USA Today is reporting that the NSA is collecting telephone calling information from the phone companies. "The program does not involve the NSA listening to or recording conversations. But the spy agency is using the data to analyze calling patterns in an effort to detect terrorist activity." The agency's goal is "'to create a database of every call ever made.'"
Such traffic analysis and pattern analysis is one of the most important tools of a proper communications intelligence program. When such a database is constructed, it is then possible to identify communications patterns that might be sinister and in need of further scrutiny. This sort of information has been collected by intelligence services since electronic communication began. Communications intelligence has historically been one of the most important cards in the US strategic poker deck: read John Prados's Combined Fleet Decoded to learn how traffic and pattern analysis helped shorten World War II.
I do not find much sinister about such a program: but my bias is to give out military and intelligence authorities whatever they need. The usual suspects, though, are going to howl. These are the same folks who scream about our vanishing civil liberties in the same breath as they pillory the Bush administration for not preventing 9/11 or catching BinLaden.
But that's a subject for another time. . .I don't really find the USA Today story to even be news. I think anybody who thinks at all about such matters would have assumed that such a program was in place. What I find interesting is the timing. . .
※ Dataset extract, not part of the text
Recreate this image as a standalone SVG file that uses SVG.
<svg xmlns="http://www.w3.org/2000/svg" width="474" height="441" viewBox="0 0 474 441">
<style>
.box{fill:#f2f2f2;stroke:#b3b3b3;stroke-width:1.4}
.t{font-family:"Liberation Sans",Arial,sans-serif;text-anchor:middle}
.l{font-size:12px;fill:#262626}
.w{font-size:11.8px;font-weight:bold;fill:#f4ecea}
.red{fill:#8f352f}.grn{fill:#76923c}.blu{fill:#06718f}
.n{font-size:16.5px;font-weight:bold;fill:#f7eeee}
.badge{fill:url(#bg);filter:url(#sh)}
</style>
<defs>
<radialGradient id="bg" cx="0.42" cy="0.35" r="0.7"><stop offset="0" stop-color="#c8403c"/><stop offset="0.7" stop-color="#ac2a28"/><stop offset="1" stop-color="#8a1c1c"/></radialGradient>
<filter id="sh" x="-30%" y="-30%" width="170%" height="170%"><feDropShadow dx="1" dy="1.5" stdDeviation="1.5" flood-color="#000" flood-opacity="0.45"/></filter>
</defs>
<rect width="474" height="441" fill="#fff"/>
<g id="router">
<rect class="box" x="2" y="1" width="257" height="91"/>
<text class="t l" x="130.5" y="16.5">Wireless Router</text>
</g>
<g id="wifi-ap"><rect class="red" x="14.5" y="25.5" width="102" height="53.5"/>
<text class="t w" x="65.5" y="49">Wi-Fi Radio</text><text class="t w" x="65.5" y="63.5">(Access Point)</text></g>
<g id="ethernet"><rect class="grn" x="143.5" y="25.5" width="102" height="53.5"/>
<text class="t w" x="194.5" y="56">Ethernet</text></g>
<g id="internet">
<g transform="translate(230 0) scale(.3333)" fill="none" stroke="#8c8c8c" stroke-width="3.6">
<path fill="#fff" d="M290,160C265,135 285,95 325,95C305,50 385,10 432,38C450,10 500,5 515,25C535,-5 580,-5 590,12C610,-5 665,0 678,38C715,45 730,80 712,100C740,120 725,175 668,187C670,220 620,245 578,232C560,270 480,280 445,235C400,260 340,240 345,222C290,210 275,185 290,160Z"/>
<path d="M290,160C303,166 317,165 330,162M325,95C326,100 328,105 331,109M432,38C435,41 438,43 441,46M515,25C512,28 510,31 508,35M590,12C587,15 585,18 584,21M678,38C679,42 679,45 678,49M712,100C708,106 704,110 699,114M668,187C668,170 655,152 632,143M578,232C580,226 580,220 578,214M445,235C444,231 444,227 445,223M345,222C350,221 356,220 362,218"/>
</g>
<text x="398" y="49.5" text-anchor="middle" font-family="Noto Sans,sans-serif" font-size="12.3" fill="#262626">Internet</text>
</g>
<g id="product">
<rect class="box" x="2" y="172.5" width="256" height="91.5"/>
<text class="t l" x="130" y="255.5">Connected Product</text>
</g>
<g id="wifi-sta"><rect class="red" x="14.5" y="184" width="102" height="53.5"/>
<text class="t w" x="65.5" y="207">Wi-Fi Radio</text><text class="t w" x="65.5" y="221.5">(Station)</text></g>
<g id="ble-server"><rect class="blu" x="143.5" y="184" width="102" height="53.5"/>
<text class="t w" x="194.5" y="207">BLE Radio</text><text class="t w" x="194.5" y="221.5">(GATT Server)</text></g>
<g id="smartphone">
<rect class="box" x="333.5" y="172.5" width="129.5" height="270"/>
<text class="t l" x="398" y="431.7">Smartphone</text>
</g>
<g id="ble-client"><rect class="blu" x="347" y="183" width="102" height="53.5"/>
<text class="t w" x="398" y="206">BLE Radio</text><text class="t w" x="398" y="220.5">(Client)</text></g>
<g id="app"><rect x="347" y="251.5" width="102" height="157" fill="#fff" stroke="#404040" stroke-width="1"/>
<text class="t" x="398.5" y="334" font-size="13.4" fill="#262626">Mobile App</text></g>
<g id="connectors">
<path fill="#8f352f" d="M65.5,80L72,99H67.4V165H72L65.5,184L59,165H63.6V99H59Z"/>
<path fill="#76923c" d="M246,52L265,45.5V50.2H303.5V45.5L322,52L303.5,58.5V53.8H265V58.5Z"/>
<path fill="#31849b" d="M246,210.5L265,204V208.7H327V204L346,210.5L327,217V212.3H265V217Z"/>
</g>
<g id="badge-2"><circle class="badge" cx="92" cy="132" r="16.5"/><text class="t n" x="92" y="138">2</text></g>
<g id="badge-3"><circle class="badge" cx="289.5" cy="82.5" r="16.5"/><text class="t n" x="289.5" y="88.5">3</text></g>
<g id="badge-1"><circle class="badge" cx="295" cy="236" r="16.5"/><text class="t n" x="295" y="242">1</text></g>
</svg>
The CIA director has just been fired, and his replacement, a man of long experience in the NSA, who is one of the masterminds of post- 9/11 communications intelligence programs just like this one -- has been designated. Not a week after President Bush taps General Hayden, this story, built on leaks from inside, appears.
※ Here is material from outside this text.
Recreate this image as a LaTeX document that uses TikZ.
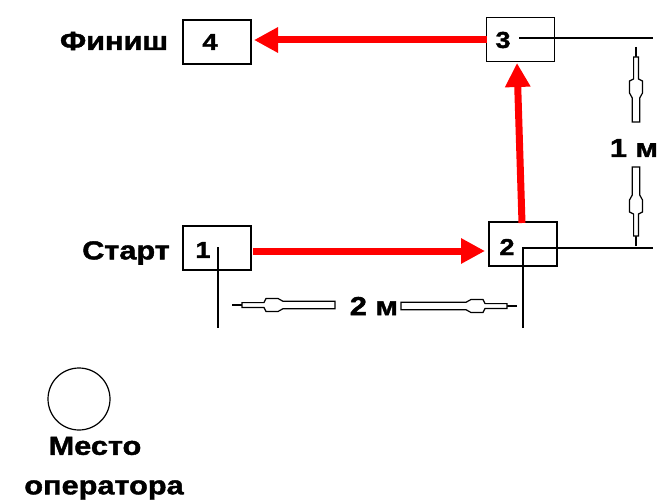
\documentclass[tikz,border=0pt]{standalone}
\usepackage{fontspec}
\setmainfont{Liberation Sans}
\newfontfamily\labfont[FakeStretch=1.18,FakeBold=1.6]{Liberation Sans}
\usetikzlibrary{arrows.meta}
\newcommand\dimarr[4]{%
 \begin{scope}[shift={(#1,#2)},rotate=#3]
  \draw[line width=2.2pt] (0,0) -- (12,0);
  \draw[dimline] (10,-2.4) -- (32,-2.4) -- (34,-6.5) -- (46,-6.5) -- (51,-3.7) -- (#4,-3.7) -- (#4,3.7) -- (51,3.7) -- (46,6.5) -- (34,6.5) -- (32,2.4) -- (10,2.4) -- cycle;
 \end{scope}}
\begin{document}
\begin{tikzpicture}[x=1pt,y=-1pt,
  box/.style={draw, line width=1.4pt, minimum width=68pt, minimum height=44pt, inner sep=0pt},
  lbl/.style={font=\labfont\bfseries\fontsize{26}{30}\selectfont, inner sep=0pt},
  num/.style={font=\labfont\bfseries\fontsize{23}{26}\selectfont, inner sep=0pt},
  thinline/.style={line width=1.2pt},
  redarrow/.style={draw=red, line width=7pt, -{Triangle[length=24pt,width=24pt]}},
  dimline/.style={line width=1.2pt, fill=white}]
\useasboundingbox (0,0) rectangle (662,503);
% boxes
\node[box] (b1) at (217,248) {};
\node[box] (b2) at (523,244) {};
\node[box] (b3) at (520.5,39.5) {};
\node[box] (b4) at (217,42) {};
% digits
\node[num] (n1) at (203,250) {1};
\node[num] (n2) at (507,247) {2};
\node[num] (n3) at (503,40) {3};
\node[num] (n4) at (210,42) {4};
% labels
\node[lbl] (fin) at (114,41) {Финиш};
\node[lbl] (start) at (126,253) {Старт};
\node[lbl] (m1) at (634,148) {1 м};
\node[lbl] (m2) at (374,306) {2 м};
\node[lbl] (mesto) at (95,446) {Место};
\node[lbl] (oper) at (104,490) {оператора};
% operator circle
\node[draw, circle, line width=1.2pt, minimum size=62pt, inner sep=0pt] (op) at (79,399) {};
% measurement lines
\coordinate (c1a) at (218,247);
\coordinate (c1b) at (218,328);
\coordinate (c2a) at (523,248);
\coordinate (c2b) at (523,328);
\coordinate (c2c) at (653,248);
\coordinate (c3a) at (519,38);
\coordinate (c3b) at (653,38);
\draw[thinline] (c1a) -- (c1b);
\draw[thinline] (c2b) -- (c2a) -- (c2c);
\draw[thinline] (c3a) -- (c3b);
% red arrows
\coordinate (r1s) at (253,251);
\coordinate (r1e) at (485,251);
\coordinate (r2s) at (522,223);
\coordinate (r2e) at (517,63);
\coordinate (r3s) at (487,40);
\coordinate (r3e) at (254,40);
\draw[redarrow] (r1s) -- (r1e);
\draw[redarrow] (r2s) -- (r2e);
\draw[redarrow] (r3s) -- (r3e);
% dimension arrows
\dimarr{232}{305}{0}{103}
\dimarr{517}{306}{180}{116}
\dimarr{636}{47}{-90}{75}
\dimarr{636}{246}{90}{79}
\end{tikzpicture}
\end{document}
The Washington intelligence community has been leaking for some time. All the leaks, as others have commented, have occurred at a time of maximum political sensitivity for the intelligence community. It's obvious that there is a significant cadre of disgruntled middle-management types talking to the press. Is there more to it than that ? Is this an organized leaking campaign ? Who is doing the organizing ?
It appears that a group of people have decided to try to swing the November elections by a calculated policy of leaks. The consequences of such a creeping coup against administration policy cannot be good for the US intelligence community, or for the country.